[start]
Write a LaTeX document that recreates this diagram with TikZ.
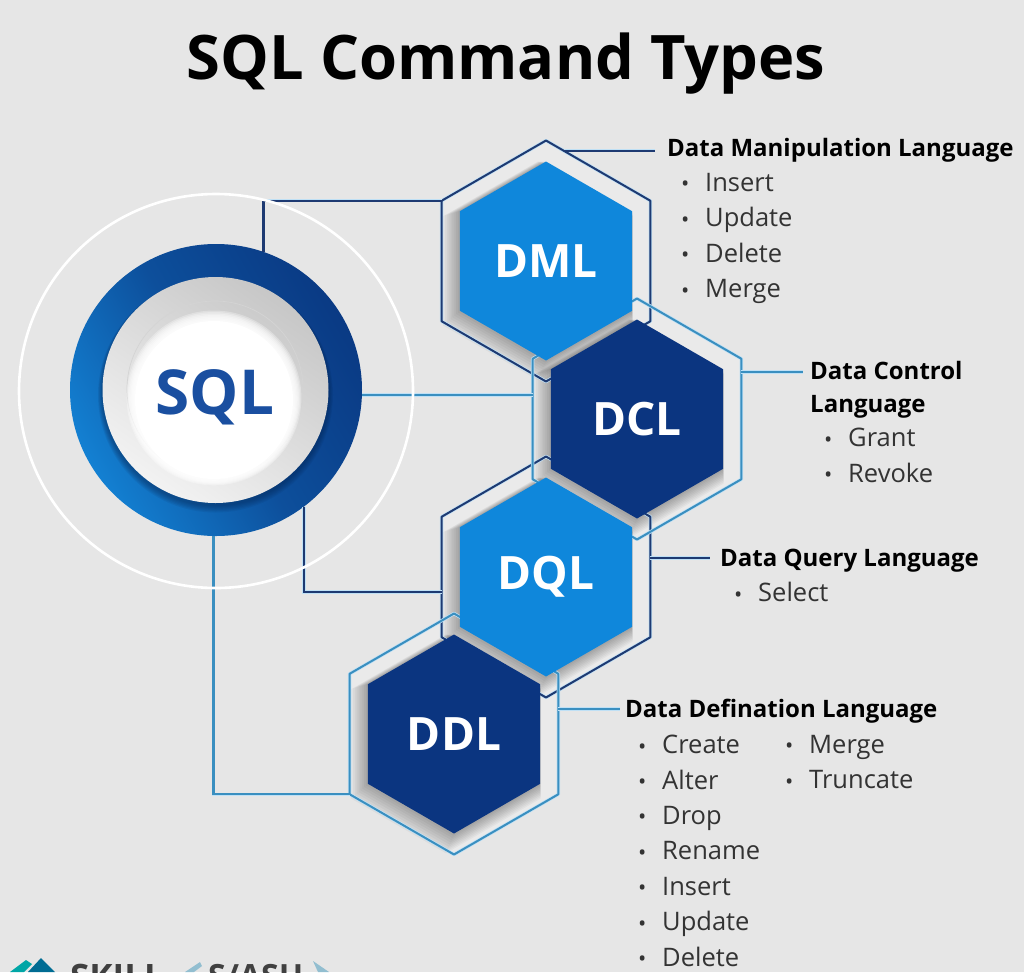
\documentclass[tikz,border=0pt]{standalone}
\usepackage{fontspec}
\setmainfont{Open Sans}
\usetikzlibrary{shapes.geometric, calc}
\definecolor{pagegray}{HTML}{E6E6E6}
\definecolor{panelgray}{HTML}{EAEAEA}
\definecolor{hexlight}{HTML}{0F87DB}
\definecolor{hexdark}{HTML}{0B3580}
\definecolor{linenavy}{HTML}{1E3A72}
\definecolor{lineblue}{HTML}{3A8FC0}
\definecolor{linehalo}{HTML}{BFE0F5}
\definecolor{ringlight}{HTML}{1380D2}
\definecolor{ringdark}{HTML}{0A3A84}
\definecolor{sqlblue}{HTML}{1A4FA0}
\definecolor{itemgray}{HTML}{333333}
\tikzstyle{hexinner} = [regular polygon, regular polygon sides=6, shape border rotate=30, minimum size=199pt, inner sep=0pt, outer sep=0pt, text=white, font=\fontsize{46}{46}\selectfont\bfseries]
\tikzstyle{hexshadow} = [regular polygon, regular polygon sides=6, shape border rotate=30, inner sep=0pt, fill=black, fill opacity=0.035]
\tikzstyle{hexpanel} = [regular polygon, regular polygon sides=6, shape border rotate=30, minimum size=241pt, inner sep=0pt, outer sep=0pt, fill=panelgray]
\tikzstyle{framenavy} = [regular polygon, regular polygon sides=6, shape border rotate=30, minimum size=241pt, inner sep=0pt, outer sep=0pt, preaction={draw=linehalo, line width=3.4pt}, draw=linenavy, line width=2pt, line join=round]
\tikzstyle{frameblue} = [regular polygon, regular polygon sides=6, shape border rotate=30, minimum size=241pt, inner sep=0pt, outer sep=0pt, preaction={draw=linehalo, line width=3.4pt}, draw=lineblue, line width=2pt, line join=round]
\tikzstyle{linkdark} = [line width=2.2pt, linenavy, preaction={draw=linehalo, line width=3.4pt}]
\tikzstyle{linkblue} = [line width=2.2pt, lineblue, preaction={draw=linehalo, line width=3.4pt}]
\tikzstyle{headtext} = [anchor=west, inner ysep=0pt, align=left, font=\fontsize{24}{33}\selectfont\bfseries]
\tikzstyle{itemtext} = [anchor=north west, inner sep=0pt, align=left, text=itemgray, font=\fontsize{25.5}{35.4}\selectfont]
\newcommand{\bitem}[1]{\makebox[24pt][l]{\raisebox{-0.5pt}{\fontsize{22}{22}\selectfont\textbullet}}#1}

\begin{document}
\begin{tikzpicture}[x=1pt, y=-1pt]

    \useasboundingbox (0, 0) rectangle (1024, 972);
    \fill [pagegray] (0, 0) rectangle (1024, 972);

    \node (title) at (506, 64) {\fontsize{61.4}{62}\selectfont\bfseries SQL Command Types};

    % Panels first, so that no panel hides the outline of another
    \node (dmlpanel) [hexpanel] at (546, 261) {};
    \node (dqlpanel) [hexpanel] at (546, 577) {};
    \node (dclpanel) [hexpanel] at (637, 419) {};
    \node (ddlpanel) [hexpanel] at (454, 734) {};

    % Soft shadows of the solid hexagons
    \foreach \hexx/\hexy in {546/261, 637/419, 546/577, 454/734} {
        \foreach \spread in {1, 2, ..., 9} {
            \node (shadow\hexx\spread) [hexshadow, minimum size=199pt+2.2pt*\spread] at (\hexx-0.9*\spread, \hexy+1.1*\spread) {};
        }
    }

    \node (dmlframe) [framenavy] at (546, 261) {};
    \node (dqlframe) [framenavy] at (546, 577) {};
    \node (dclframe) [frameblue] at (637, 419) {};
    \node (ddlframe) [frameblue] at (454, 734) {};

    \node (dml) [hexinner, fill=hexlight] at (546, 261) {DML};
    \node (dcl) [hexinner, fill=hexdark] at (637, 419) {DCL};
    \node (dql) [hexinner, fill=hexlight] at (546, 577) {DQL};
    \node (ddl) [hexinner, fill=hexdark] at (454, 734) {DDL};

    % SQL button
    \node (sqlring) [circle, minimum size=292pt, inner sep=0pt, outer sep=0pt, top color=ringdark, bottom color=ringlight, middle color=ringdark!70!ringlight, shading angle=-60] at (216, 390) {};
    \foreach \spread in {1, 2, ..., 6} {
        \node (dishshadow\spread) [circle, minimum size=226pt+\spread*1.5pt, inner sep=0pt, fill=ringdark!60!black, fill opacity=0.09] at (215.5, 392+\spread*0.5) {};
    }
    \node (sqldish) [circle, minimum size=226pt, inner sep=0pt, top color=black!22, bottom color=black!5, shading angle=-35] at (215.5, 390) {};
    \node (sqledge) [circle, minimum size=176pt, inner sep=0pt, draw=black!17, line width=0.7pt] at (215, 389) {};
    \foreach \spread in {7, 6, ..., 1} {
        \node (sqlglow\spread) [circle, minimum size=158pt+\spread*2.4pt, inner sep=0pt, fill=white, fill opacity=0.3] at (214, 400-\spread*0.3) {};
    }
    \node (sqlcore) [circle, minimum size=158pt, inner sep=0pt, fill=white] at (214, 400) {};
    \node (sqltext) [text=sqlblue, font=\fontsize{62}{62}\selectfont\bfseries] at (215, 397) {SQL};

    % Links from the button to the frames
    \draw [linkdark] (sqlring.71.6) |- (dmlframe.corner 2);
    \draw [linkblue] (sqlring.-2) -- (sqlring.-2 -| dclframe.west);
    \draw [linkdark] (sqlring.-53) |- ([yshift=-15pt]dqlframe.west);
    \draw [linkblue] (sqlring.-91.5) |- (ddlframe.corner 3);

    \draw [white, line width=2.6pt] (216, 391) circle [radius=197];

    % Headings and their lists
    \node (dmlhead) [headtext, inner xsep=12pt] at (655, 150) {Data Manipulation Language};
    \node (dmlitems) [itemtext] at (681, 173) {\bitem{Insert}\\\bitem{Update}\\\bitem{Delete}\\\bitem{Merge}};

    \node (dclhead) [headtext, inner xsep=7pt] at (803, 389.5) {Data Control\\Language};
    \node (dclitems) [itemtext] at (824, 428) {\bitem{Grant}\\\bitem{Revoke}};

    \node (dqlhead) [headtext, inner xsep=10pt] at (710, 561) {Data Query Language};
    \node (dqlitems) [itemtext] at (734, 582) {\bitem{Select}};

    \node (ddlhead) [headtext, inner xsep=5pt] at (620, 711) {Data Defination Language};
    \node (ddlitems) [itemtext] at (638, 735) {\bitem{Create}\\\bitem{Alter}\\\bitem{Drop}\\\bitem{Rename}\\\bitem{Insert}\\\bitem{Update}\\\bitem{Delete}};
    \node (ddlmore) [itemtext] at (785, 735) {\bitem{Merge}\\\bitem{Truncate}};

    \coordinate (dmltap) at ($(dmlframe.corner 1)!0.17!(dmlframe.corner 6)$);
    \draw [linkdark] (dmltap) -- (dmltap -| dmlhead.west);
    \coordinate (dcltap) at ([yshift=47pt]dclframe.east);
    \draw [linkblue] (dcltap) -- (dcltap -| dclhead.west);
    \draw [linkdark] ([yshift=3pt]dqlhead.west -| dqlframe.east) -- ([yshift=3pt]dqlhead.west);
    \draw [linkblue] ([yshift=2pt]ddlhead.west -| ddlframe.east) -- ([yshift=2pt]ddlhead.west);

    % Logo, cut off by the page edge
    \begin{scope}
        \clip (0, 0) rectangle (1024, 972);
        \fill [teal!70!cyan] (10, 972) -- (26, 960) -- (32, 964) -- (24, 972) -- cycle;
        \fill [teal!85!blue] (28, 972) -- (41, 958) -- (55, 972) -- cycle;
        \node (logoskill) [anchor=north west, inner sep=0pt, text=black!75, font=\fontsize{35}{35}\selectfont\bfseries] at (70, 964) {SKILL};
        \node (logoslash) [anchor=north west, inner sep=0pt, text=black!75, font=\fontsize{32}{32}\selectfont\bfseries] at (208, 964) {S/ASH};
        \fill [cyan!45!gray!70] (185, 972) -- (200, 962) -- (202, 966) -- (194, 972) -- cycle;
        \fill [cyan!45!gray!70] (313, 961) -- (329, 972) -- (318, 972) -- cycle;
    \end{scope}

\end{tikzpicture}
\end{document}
[end]
:: WRITTEN TASK ::
Show all lines from the data above in which the word "that" appears.

:: OUTPUT ::
Write a LaTeX document that recreates this diagram with TikZ.
    % Panels first, so that no panel hides the outline of another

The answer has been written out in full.